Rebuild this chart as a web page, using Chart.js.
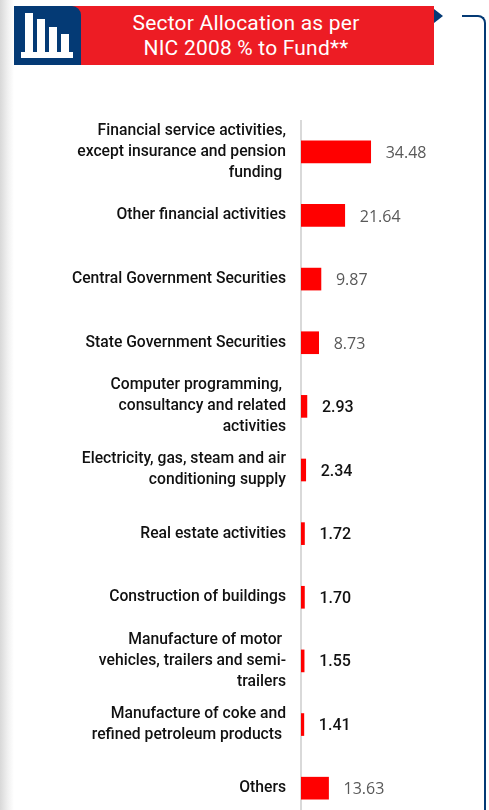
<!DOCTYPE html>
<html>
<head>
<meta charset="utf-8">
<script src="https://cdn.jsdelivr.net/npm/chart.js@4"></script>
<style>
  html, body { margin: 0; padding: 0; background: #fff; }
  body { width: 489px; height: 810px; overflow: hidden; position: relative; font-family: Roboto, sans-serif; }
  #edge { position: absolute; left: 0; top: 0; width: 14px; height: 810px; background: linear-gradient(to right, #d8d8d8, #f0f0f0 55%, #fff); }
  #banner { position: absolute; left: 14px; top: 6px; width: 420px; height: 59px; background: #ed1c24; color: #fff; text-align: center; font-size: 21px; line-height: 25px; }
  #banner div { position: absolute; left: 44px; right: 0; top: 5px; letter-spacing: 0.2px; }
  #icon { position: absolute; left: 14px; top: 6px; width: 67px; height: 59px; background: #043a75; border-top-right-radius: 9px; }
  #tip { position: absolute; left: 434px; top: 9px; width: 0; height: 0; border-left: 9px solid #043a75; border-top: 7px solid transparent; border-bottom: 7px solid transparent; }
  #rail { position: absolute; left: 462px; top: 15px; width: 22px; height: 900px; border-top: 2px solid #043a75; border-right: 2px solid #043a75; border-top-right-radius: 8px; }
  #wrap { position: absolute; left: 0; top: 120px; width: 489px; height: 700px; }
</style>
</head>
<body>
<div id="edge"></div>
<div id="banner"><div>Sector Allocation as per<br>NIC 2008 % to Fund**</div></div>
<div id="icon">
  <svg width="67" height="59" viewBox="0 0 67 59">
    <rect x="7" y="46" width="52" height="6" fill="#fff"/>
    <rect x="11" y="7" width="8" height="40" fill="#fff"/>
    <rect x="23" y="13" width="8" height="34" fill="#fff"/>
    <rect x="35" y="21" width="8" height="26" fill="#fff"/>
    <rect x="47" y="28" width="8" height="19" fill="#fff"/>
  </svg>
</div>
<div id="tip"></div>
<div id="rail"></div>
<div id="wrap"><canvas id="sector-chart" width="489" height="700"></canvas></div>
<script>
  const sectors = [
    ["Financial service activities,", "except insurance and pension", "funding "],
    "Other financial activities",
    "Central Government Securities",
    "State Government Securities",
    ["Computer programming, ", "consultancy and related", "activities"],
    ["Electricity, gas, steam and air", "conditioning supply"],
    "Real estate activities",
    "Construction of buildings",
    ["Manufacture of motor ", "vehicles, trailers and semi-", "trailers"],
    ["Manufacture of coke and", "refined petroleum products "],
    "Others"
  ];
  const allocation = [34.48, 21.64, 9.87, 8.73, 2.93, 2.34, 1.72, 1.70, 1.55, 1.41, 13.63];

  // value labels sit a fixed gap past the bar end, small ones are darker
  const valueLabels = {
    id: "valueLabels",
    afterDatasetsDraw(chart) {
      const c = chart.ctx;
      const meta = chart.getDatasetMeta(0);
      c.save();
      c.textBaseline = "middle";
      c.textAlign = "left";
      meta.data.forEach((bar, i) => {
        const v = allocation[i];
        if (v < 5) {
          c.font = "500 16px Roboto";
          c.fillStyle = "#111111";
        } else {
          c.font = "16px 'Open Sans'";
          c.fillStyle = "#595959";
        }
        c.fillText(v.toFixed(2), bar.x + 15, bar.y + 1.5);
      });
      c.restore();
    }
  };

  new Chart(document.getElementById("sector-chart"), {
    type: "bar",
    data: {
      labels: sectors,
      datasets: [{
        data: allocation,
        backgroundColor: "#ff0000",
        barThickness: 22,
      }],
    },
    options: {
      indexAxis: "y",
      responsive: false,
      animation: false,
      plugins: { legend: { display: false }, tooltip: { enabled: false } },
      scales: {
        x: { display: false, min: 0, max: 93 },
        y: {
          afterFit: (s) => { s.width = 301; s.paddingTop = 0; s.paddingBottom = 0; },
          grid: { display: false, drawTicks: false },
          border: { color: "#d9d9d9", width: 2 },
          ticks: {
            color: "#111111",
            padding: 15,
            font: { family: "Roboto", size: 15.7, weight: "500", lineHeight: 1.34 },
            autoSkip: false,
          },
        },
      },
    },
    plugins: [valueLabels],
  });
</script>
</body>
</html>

== == ==

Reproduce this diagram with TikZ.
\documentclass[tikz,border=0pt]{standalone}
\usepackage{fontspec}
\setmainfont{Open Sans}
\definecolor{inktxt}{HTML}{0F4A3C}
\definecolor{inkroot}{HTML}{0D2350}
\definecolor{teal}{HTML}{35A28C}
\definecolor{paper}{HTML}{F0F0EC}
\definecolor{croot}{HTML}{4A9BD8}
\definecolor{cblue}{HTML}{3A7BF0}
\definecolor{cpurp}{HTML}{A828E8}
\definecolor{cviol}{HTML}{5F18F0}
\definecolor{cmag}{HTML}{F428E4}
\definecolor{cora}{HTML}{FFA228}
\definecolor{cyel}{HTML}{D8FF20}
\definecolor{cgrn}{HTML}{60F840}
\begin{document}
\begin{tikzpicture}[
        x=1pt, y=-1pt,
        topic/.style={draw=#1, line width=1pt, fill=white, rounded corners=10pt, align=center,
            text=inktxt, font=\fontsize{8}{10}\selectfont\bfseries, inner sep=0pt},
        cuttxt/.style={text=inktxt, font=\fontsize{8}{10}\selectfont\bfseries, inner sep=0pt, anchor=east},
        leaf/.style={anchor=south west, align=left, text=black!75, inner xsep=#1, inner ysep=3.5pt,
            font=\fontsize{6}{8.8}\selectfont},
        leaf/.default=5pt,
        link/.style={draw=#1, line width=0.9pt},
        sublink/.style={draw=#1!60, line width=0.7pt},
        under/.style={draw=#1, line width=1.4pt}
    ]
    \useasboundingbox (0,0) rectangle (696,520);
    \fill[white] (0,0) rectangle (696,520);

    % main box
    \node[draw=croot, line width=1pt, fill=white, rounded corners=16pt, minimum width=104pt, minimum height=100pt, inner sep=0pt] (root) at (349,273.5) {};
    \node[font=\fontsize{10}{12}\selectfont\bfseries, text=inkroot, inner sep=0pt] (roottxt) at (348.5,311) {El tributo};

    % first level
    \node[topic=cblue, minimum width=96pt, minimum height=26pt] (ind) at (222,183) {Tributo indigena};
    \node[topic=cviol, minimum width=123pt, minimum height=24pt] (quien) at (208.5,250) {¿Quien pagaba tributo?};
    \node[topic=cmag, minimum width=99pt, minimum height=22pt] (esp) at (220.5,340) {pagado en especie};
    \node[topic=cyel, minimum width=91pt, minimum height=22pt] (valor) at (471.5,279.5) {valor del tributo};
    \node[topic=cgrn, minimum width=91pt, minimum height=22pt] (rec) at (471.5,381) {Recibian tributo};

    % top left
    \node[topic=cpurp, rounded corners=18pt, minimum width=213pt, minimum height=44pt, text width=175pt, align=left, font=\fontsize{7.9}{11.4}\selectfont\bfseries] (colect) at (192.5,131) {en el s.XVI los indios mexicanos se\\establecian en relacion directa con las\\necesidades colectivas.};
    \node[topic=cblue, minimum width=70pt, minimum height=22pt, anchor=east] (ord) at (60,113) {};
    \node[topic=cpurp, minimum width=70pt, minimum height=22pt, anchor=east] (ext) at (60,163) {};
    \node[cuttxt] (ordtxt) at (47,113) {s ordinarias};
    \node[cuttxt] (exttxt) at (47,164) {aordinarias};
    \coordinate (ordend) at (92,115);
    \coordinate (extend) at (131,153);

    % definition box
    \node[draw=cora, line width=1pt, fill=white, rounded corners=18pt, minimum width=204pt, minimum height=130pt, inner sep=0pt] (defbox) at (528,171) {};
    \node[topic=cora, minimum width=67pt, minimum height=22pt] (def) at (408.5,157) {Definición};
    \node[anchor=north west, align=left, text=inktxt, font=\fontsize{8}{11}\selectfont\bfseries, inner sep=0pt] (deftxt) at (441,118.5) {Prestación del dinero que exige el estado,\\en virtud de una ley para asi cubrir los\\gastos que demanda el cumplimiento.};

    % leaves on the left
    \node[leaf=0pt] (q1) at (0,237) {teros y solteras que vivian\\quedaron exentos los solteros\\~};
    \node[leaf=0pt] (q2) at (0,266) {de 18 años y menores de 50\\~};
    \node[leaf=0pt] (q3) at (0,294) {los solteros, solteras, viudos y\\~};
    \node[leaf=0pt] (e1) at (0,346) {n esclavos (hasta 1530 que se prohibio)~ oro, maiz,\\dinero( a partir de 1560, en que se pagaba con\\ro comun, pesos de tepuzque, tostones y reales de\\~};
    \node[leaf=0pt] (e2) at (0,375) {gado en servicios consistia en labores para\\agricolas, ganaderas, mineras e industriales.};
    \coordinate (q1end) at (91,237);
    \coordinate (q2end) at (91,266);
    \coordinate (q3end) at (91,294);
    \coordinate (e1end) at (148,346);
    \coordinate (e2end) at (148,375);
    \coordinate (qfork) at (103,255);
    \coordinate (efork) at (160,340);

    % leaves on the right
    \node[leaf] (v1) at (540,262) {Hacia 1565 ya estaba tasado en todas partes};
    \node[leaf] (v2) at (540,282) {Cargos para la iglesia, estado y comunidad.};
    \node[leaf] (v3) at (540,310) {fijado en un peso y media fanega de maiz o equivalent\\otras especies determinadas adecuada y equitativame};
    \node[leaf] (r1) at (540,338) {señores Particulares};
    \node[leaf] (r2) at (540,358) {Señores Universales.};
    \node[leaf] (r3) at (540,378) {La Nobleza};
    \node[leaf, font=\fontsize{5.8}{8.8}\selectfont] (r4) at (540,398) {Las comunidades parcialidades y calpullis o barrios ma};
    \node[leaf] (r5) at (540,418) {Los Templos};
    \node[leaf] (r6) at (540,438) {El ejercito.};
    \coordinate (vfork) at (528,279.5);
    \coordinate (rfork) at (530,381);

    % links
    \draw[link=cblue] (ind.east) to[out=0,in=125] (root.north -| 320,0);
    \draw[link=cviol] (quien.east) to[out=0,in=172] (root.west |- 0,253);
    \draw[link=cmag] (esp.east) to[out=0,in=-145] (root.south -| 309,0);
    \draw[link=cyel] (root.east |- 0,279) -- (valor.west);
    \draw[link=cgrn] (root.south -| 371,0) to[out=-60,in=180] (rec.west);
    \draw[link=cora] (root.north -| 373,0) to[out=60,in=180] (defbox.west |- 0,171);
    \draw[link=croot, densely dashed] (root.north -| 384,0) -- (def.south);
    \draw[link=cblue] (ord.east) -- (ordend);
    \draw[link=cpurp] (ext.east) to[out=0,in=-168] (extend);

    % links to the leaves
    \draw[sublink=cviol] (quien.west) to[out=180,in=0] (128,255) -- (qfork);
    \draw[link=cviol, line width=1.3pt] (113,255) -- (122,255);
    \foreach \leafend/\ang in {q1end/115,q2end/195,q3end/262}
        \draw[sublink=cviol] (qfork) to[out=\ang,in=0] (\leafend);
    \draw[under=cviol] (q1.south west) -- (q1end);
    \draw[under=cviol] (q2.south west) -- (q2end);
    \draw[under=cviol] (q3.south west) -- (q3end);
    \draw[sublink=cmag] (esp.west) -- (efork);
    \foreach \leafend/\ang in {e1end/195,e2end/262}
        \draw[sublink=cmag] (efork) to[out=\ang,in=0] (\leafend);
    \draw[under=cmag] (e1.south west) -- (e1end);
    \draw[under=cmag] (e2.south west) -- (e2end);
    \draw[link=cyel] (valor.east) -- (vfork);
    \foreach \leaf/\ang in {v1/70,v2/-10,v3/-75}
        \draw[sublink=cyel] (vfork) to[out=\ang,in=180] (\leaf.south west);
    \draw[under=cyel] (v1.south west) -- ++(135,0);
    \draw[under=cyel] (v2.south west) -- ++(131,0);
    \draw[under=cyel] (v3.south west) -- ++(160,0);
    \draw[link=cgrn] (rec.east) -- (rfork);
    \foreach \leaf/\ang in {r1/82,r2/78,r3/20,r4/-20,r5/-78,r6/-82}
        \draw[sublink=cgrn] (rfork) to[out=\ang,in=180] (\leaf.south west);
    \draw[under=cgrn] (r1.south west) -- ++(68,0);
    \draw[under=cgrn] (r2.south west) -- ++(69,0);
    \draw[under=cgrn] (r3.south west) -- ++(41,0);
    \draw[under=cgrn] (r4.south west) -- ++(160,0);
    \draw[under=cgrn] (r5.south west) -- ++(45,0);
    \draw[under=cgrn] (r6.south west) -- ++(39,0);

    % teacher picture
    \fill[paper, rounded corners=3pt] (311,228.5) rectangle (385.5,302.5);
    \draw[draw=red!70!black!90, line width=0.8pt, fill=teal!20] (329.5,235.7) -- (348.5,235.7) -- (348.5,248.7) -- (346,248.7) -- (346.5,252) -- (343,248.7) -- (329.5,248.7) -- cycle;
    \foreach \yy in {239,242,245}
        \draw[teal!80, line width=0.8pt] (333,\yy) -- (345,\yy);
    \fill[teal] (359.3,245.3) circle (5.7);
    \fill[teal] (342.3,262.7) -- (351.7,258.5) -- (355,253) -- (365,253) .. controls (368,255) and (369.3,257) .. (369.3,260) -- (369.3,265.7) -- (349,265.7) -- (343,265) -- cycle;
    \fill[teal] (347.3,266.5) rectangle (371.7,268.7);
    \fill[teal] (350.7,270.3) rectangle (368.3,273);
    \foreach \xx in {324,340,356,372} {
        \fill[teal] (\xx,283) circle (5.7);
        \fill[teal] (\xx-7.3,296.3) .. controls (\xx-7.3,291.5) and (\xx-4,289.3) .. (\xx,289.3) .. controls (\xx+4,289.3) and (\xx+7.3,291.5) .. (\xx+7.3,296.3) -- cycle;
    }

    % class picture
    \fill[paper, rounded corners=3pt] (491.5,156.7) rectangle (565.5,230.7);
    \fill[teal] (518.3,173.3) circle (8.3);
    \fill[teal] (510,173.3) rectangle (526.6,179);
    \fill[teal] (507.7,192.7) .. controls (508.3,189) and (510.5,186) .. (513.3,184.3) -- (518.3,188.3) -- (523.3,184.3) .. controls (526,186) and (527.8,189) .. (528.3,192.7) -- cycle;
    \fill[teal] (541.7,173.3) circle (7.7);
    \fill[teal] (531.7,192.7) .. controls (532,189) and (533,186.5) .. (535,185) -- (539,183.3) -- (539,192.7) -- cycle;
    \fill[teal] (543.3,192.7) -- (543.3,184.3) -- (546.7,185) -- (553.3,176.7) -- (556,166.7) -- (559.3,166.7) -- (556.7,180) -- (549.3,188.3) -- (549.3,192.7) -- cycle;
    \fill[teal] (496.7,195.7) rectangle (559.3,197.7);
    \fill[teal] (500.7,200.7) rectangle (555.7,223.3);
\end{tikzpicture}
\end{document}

== == ==

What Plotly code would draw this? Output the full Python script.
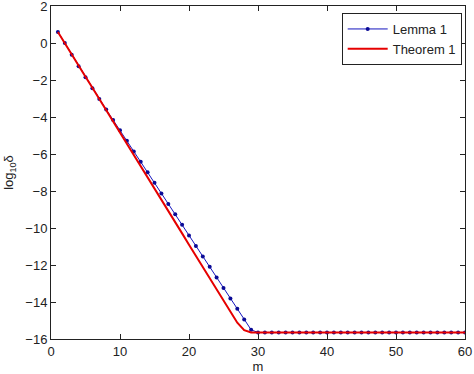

== == ==

**SET EXERCISE**
Print exactly the lines from the line with "Reproduce this diagram with TikZ." to the line with "text=inkroot, inner sep=0pt]", both included, and nothing else.

**TASK RESPONSE**
Reproduce this diagram with TikZ.
\documentclass[tikz,border=0pt]{standalone}
\usepackage{fontspec}
\setmainfont{Open Sans}
\definecolor{inktxt}{HTML}{0F4A3C}
\definecolor{inkroot}{HTML}{0D2350}
\definecolor{teal}{HTML}{35A28C}
\definecolor{paper}{HTML}{F0F0EC}
\definecolor{croot}{HTML}{4A9BD8}
\definecolor{cblue}{HTML}{3A7BF0}
\definecolor{cpurp}{HTML}{A828E8}
\definecolor{cviol}{HTML}{5F18F0}
\definecolor{cmag}{HTML}{F428E4}
\definecolor{cora}{HTML}{FFA228}
\definecolor{cyel}{HTML}{D8FF20}
\definecolor{cgrn}{HTML}{60F840}
\begin{document}
\begin{tikzpicture}[
        x=1pt, y=-1pt,
        topic/.style={draw=#1, line width=1pt, fill=white, rounded corners=10pt, align=center,
            text=inktxt, font=\fontsize{8}{10}\selectfont\bfseries, inner sep=0pt},
        cuttxt/.style={text=inktxt, font=\fontsize{8}{10}\selectfont\bfseries, inner sep=0pt, anchor=east},
        leaf/.style={anchor=south west, align=left, text=black!75, inner xsep=#1, inner ysep=3.5pt,
            font=\fontsize{6}{8.8}\selectfont},
        leaf/.default=5pt,
        link/.style={draw=#1, line width=0.9pt},
        sublink/.style={draw=#1!60, line width=0.7pt},
        under/.style={draw=#1, line width=1.4pt}
    ]
    \useasboundingbox (0,0) rectangle (696,520);
    \fill[white] (0,0) rectangle (696,520);

    % main box
    \node[draw=croot, line width=1pt, fill=white, rounded corners=16pt, minimum width=104pt, minimum height=100pt, inner sep=0pt] (root) at (349,273.5) {};
    \node[font=\fontsize{10}{12}\selectfont\bfseries, text=inkroot, inner sep=0pt] (roottxt) at (348.5,311) {El tributo};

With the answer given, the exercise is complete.